15. I’m making this a separate point since the information is important and concerns the common parts calculation – one of the trickiest parts in condominium management. As I wrote before, developers are playing hard with this matter and sometimes lie about what common parts are owned by them and owners. Since a proper credible information about the common areas cannot be obtained from any government or local authority, this issue becomes very serious. The new paragraphs 4 , 5 and 6 try to bring some light to the subject, but in my opinion it is not enough. It’s unofficial translation, so I apologize if there’s nonsense in some sentences. I’m waiting for the official government translation into English.
(4) (New – SG. 57 of 2011) When the ownership documents of the individual objects in buildings in the condominium property are not specifying the respective shares of common areas, for the purposes of this law, the ideal parts for each individual site is defined as the ratio between the sum of the size of the individual object and storerooms, assigned to the object, divided by the sum of the area of ??all individual objects and assigned storage areas, thereby resulting number is converted into percentages.
(5) (new – SG. 57 of 2011) Under paragraph. 4 the established the ideal parts of common areas are based on data submitted by the owners or information under Art. 23, para. 1, p. 10, where:
1. sum of the percentages of undivided shares of the owners in common areas is not equal to 100;
2. management is carried in each input, and the sum of the percentages of undivided shares to the owners of the common parts in the input is equal to 100.
(6) (new – SG. 57 of 2011) all common parts set out under par. 4 and 5 are approved by the General Assembly by a majority of not less than two thirds of independent objects in the building entrance.

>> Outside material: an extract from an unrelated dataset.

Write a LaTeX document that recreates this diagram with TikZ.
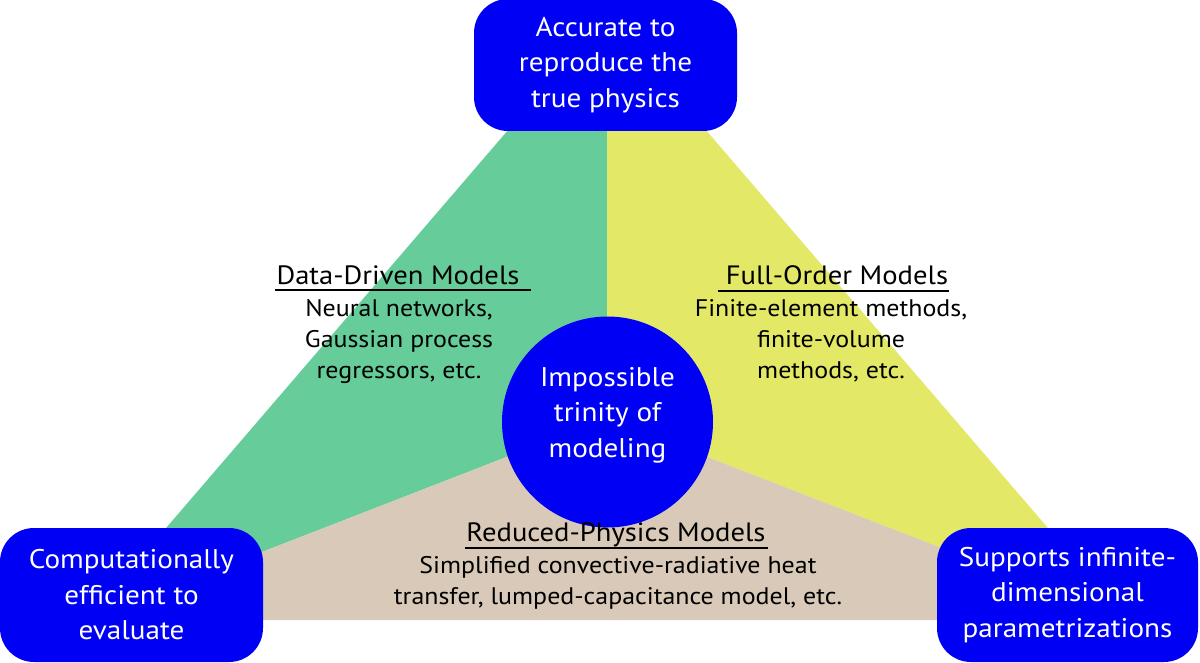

The General Assembly may refuse to approve certain common parts only if an error in calculation.
Now, we can see that when the deed doesn’t state percentage, the calculation of each owner common parts percentage is calculated as a ratio between the total area of the owners premises (apartment, basement etc), divided to the sum of all areas of all individual premises the building. The ratio is converted to percentage and that is the common parts percentage which owner can use to vote on GM.
Note on the Owners associations
There are various changes in the law regarding the owners associations, registered according to this law. I’m not going in details about them because I think owners associations are rare in practice. This doesn’t concern the Owners Association, registered pursuant the Not For Profit Organizations Act.